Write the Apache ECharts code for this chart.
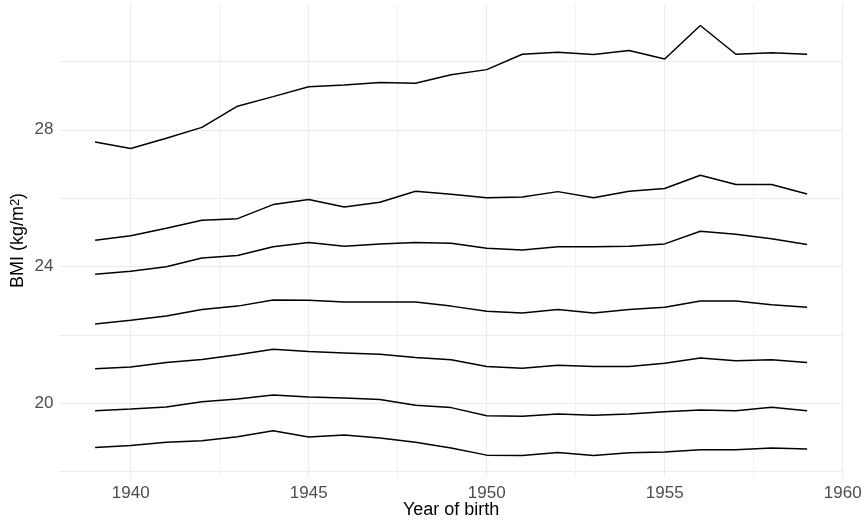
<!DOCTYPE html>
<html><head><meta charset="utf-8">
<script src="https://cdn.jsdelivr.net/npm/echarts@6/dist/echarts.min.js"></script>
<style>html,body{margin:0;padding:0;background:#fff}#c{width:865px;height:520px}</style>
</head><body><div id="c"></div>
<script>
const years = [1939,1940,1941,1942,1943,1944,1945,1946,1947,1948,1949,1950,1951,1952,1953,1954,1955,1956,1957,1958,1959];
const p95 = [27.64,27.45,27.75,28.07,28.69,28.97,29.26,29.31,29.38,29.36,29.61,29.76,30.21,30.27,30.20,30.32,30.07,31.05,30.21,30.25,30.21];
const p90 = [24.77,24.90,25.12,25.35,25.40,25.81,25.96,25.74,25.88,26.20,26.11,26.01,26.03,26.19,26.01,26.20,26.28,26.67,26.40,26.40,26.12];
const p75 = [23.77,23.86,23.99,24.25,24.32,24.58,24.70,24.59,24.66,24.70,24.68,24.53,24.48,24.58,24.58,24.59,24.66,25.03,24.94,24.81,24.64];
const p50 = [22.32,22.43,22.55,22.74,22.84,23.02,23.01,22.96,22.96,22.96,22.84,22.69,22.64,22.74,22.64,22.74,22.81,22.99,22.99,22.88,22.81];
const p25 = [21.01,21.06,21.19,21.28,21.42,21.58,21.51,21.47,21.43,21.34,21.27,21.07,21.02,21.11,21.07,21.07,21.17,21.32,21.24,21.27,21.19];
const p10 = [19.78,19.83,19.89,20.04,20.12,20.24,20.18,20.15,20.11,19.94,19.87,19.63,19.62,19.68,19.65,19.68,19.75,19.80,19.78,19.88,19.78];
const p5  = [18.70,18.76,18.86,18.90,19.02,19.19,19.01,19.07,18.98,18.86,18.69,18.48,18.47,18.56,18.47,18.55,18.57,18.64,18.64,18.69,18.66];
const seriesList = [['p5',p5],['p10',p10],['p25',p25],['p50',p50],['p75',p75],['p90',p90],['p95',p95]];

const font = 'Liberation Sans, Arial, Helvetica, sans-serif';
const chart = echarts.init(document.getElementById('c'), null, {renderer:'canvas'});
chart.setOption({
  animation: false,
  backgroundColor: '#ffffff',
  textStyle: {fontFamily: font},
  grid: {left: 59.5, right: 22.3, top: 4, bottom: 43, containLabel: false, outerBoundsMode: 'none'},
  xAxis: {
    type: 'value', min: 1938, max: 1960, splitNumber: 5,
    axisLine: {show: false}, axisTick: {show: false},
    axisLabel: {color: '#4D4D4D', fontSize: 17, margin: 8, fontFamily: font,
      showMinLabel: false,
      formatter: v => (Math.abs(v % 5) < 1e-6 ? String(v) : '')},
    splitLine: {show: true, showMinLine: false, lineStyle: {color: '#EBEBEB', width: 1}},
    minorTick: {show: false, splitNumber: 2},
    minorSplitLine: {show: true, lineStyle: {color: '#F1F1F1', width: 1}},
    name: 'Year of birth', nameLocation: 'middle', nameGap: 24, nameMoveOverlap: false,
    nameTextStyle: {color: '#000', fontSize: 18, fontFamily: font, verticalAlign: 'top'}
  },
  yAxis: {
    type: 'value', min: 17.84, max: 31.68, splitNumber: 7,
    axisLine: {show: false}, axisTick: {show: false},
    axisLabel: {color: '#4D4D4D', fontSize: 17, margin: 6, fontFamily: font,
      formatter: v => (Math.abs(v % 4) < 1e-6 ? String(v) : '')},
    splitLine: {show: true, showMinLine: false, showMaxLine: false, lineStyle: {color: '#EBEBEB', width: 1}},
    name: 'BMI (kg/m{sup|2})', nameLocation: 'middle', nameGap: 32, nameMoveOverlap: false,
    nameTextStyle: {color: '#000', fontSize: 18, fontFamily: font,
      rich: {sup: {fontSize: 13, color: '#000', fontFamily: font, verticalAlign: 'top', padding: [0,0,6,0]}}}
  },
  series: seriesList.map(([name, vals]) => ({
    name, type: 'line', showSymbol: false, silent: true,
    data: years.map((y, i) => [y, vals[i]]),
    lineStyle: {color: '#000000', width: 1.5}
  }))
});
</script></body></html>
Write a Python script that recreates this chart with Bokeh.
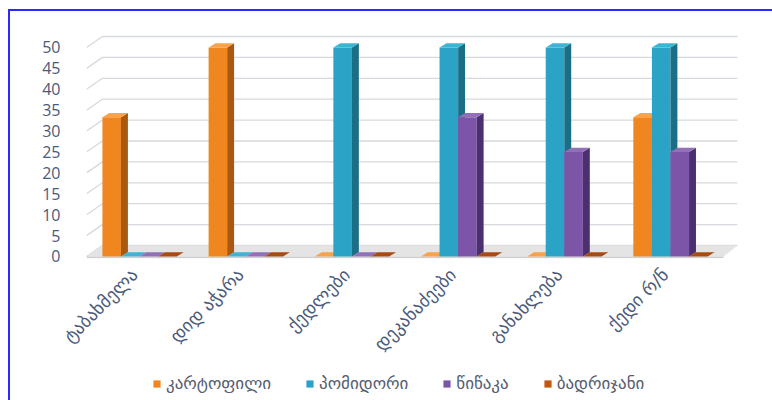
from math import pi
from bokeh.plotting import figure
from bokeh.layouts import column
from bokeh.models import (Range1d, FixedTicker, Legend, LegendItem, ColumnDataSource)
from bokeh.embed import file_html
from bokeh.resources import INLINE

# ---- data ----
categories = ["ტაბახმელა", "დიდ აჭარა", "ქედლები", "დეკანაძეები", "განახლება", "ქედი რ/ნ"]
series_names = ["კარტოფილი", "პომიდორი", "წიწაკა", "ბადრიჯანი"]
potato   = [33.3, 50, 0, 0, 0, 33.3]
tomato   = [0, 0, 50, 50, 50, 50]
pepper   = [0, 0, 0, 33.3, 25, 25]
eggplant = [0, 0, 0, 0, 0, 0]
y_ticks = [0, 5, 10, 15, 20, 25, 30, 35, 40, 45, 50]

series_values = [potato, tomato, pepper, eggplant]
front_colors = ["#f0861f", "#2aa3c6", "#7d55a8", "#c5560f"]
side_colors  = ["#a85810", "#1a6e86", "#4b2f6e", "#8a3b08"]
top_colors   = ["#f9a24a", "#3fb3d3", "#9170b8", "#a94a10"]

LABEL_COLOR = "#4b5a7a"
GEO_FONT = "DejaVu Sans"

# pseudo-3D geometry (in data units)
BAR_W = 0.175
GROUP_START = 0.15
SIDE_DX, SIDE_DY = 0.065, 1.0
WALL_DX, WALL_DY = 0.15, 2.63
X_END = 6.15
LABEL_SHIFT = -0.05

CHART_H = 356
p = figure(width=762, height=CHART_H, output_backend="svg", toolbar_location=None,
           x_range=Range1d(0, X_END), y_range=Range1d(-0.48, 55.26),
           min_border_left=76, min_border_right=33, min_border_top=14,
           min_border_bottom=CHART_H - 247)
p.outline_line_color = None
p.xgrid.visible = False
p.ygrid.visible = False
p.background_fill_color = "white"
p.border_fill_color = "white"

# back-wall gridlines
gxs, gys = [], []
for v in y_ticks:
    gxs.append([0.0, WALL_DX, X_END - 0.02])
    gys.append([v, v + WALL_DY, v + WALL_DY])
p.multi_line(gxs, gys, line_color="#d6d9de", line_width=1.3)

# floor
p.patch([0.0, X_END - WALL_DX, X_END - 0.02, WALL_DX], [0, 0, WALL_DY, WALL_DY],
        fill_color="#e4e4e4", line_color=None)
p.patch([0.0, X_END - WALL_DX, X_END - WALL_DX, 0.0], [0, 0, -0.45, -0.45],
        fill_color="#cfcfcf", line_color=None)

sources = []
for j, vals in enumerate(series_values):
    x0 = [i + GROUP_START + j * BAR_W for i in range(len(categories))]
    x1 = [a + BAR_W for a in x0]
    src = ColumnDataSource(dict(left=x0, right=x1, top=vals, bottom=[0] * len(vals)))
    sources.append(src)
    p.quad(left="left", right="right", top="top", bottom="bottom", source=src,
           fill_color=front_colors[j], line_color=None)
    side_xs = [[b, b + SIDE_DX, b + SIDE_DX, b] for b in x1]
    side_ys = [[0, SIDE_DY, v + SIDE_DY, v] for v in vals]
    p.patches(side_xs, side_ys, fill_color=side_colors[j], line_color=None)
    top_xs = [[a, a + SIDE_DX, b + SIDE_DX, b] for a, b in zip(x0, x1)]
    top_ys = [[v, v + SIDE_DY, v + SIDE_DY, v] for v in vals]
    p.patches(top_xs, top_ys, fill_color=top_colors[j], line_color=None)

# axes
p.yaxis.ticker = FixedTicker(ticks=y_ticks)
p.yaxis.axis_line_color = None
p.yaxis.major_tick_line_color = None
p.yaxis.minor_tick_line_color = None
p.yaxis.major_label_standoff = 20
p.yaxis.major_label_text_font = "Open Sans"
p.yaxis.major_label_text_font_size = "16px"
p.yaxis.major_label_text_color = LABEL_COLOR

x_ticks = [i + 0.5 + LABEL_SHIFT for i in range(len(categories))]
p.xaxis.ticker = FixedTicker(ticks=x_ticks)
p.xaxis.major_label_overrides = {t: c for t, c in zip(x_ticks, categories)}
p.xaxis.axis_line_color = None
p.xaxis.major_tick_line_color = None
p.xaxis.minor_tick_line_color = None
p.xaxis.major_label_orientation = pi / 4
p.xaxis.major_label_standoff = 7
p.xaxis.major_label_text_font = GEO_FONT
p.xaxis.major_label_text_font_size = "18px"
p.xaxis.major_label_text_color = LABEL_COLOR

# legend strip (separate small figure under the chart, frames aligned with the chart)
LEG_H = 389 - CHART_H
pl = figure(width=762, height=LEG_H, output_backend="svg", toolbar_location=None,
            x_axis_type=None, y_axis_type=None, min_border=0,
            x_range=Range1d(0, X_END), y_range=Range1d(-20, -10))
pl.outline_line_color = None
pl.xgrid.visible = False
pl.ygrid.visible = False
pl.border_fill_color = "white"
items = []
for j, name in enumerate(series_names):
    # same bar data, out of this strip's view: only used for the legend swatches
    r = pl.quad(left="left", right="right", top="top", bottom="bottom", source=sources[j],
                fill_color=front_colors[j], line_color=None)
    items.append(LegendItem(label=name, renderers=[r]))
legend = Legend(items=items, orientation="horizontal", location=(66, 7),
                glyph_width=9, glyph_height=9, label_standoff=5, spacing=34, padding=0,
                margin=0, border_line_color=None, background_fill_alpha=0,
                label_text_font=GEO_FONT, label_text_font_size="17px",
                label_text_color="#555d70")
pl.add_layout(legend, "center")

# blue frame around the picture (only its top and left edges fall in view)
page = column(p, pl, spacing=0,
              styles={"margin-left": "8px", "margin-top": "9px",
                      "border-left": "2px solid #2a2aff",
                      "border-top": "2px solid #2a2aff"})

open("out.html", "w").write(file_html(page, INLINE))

——

REQUIRED TASK ▸
Look above for the line with "Write a Python"; quote it and every line after it, stopping after the line with "from bokeh.resources import INLINE", exactly, with nothing added and without pictures.

ANSWER FOR THE TASK ▸
Write a Python script that recreates this chart with Bokeh.
from math import pi
from bokeh.plotting import figure
from bokeh.layouts import column
from bokeh.models import (Range1d, FixedTicker, Legend, LegendItem, ColumnDataSource)
from bokeh.embed import file_html
from bokeh.resources import INLINE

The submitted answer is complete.